I have found birds of this species apparently very old, with the
upper parts of their mandibles, and the wrinkled skin around their
eyes, so diseased as to render them scarcely able to feed amongst
others, all of which seldom failed to take advantage of their
infirmities. I have represented the adult male in full plumage, along
with a young bird, procured in the autumn of its first year. The
average weight of a full grown bird is 6 1/2 lbs., about 1 lb. less
than that of the Carrion Crow.
CATHARTES AURA, Bonap. Syn., p. 22. CATHARTES AURA, TURKEY-VULTURE, Rich. & Swains., F. Bor. Amer., vol. ii. p. 4. TURKEY-VULTURE or TURKEY-BUZZARD, Nuttall, Man., vol. ii. p. 43. TURKEY-BUZZARD, Cathartes Aura, Aud., vol. ii. p. 296; vol. v. p. 339.

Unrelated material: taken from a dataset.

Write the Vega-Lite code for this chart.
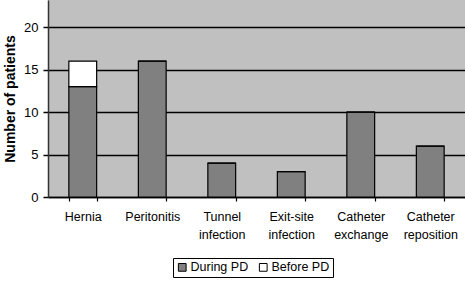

In the adult, the head and upper part of the neck are destitute of
feathers, having a red wrinkled skin, sparsely covered with short
black hair, and downy behind. Feathers of the neck full and rounded
concealing the naked crop. Wings ample, long; the first quill rather
short, the third and fourth longest. Tail longish, rounded, of twelve
broad straight feathers.
Bill at the tip yellowish-white; the cere and the naked part of the
head of a tint approaching to blood-red. Iris dark brown. Feet flesh-coloured,
tinged with yellow; claws black. The general colour of the plumage is
blackish-brown, deepest on the neck and under parts, the wing-coverts
broadly margined with brown; the back glossed with brown and greenish
tints; the tail purplish-black; the under parts of a sooty brown, on
the breast glossed with green.
Length 32 inches; extent of wings 6 feet 4 inches; bill 2 1/2 along
the ridge, 2 2/12 along the gap; tarsus 2 1/2, middle toe 3 1/2.
Young fully fledged.
The bill is, of course, shorter and more slender, its horny tip
pale blue, black on the back; the skin of the head is flesh-coloured,
the iris yellowish, the feet flesh-coloured. The plumage is nearly of
the same colour as in the adult.
The olfactory nerve has been ascertained in the mammalia to be the
instrument of smell; but in the class of birds, experiments and
observations are wanting to determine its precise function, although
analogy would lead us to suppose it to be the same in them. So
inaccurate have observers been in this matter, that some of them have
mistaken the large branch of the fifth pair, which traverses the nasal
cavity, for the olfactory nerve. The experiments instituted upon
Vultures shew that not only are they not led to their prey by the
sense of smell, but also that they are not made sensible by it of the
presence of food when in their immediate proximity. Yet, if the
olfactory nerve be really the nerve of smell, and if a large expansion
of the nasal membrane be indicative of an extension of the faculty,
one would necessarily infer that Vultures must possess it in a high
degree. On the other hand, however, the organ and the nerves being
found to be equally developed in birds, such as Geese and Gallinaceous
species, which have never been suspected of being guided by smell when
searching for food, it would seem to follow that the precise function
of this nerve, and the nasal cavities, has not yet been determined in
birds. That the nasal passages must be subservient to some other
purpose than that of respiration merely, is evident from their
complexity, but what that purpose is, remains to be determined by
accurate observations and experiments.